There are some difficult challenges in driving high current LEDS for starters, yet it is a simple concept to turn on a diode. You will learn a lot of analog and thermal inter-dependancies that are also dependant on mechanical skills and the LED has a very low series resistance like a battery so you will learn the effects of this too.

How to drive an LED rated for 5 Amps absolute max and 3 Amps continuous but recommended in test spec at 0.75 A without turning the (light) "emitter" into a soldering iron. ;) ?! ;)

Thermal Resistance of LED The odd thing is LED's radiate no heat since there are no IR wavelengths. It is all conducted to substrate. But then the "Black body effects" of the substrate radiates IR heat as it attempts to conduct it away from the source. This may be hard to understand at first. Black body effects are are detailed here, but essentially the energy absorbed as conducted heat from V*I loss is later radiated by heat sink conductors as "infrared heat". This wavelength shift is always from short to longer wavelengths, blue to yellow red phosphor to infrared heat loss indicates emissions going to lower electron valence levels. Thermal resistance case to ambient is a significant impact on de0rating of the ambient for the device.

Effective Series Resistance (ESR of LED and of Driver) 1) you need great thermal conductance and an aluminum substrate to spread the heat fast to a large heatsink that removes the heat efficiently from a 2mm square chip inside a 5mm square SMD package. This chip when driven with 0.7A @ 3.5Vmax =2.45W worst case. Yet the rise in forward voltage "TYP" is only 2.90 to 3.35 from 0.7A to 3.0A. THis ∂V/∂I change is the effective series resistance ESR [Ω] which can vary significantly from batch to batch of wafers , which is why worst case or MAX is much larger than TYP. The ESR from 0.7 to 1.5A is 3.1-2.9=0.2V/0.8A = 0.25Ω ESR. It will decrease as current increases from this point and visa versa. So like a battery or an ideal zener, it has a sharp V-I curve with low ESR. This is critical when choosing switch MOSFETS and other switches to ensure your driver is much lower than this load and also understand the I^2R power dissipation increases rapidly with current. The efficiency also drops with rising current so you want to keep this in mind if you were thinking low duty cycles at 3A peaks. This applies to "efficacy" of Lumens per watt created by in this case converting blue light on LED substrate to some phosphors on the surface to emit white balanced light. THis conversion drops with rising light levels slightly. Also heat loss increases with ESR * I squared. All this heat is conducted fortunately and none is radiated as IR until it hits your heatsink. Then it becomes radiated as well so local ambient heat rise can drop your light output and cause blue shift over time and make your LED chip into a soldering iron(ha) if you have no heatsink.

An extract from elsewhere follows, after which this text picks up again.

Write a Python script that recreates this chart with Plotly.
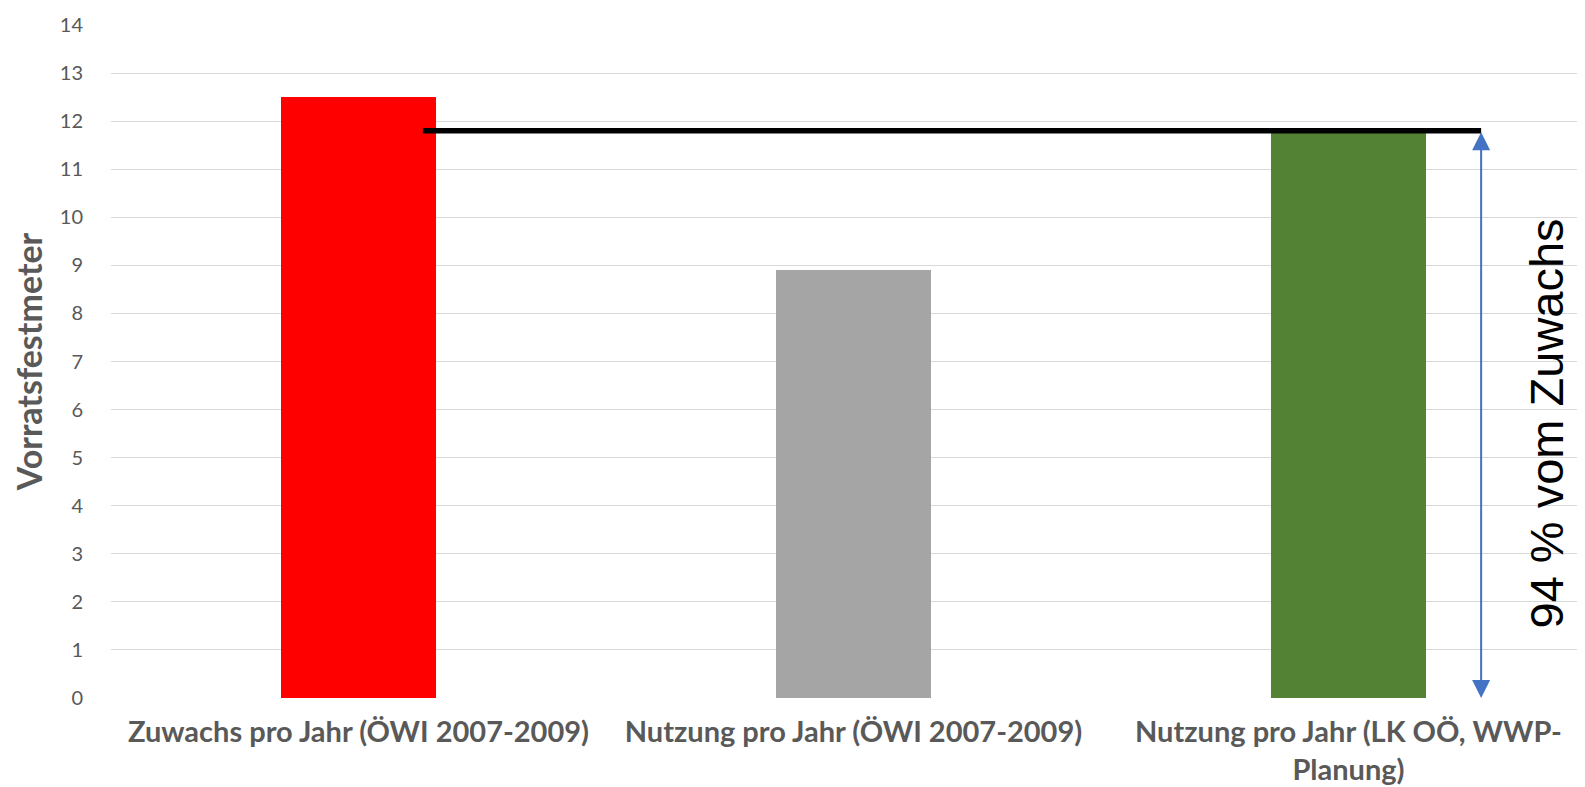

1. learn how to make a heatsink <<10deg'C/Watt preferably 4'C/W.

2. Understand the effects characteristics of series resistance in each component or ESR.

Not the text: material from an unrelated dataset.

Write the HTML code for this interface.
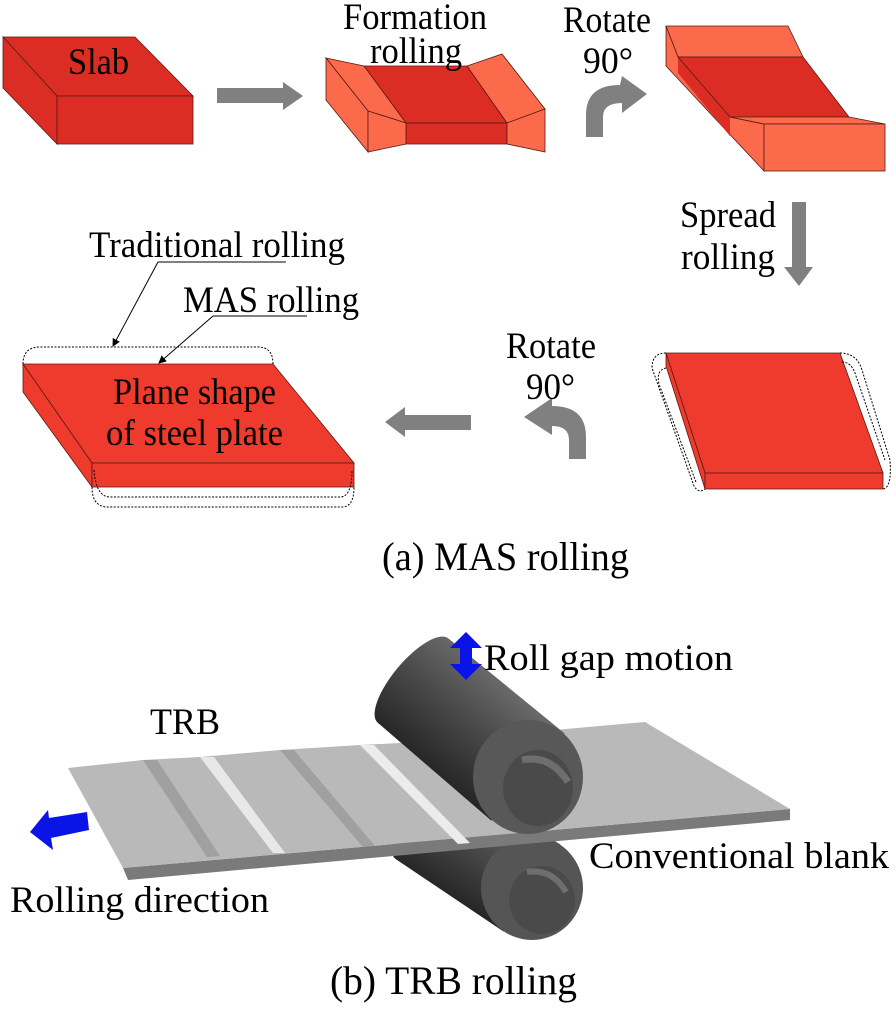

The Simplest solution is like the site you posted earlier with a MOSFET switch to ground with a current sensing resistor which also adds to circuit ESR. The reasons of choosing Rs similar to ESR of LED string are for optimal efficiency and and ability to drive LED hard without thermal runaway caused by stability of V vs T effect (Shockley effect). Otherwise current limiter circuits are used which often have a higher voltage drop, hence more inefficient. Switching current sources help stabilize with the chance of higher efficiency.

2. Learn to add realize non-ideal schematics in your mind. From . It goes a few levels deeper but good enuf for now.

The simplest PWM circuit uses a low ESR MOSFET driver with ESR << LED or << .25Ω.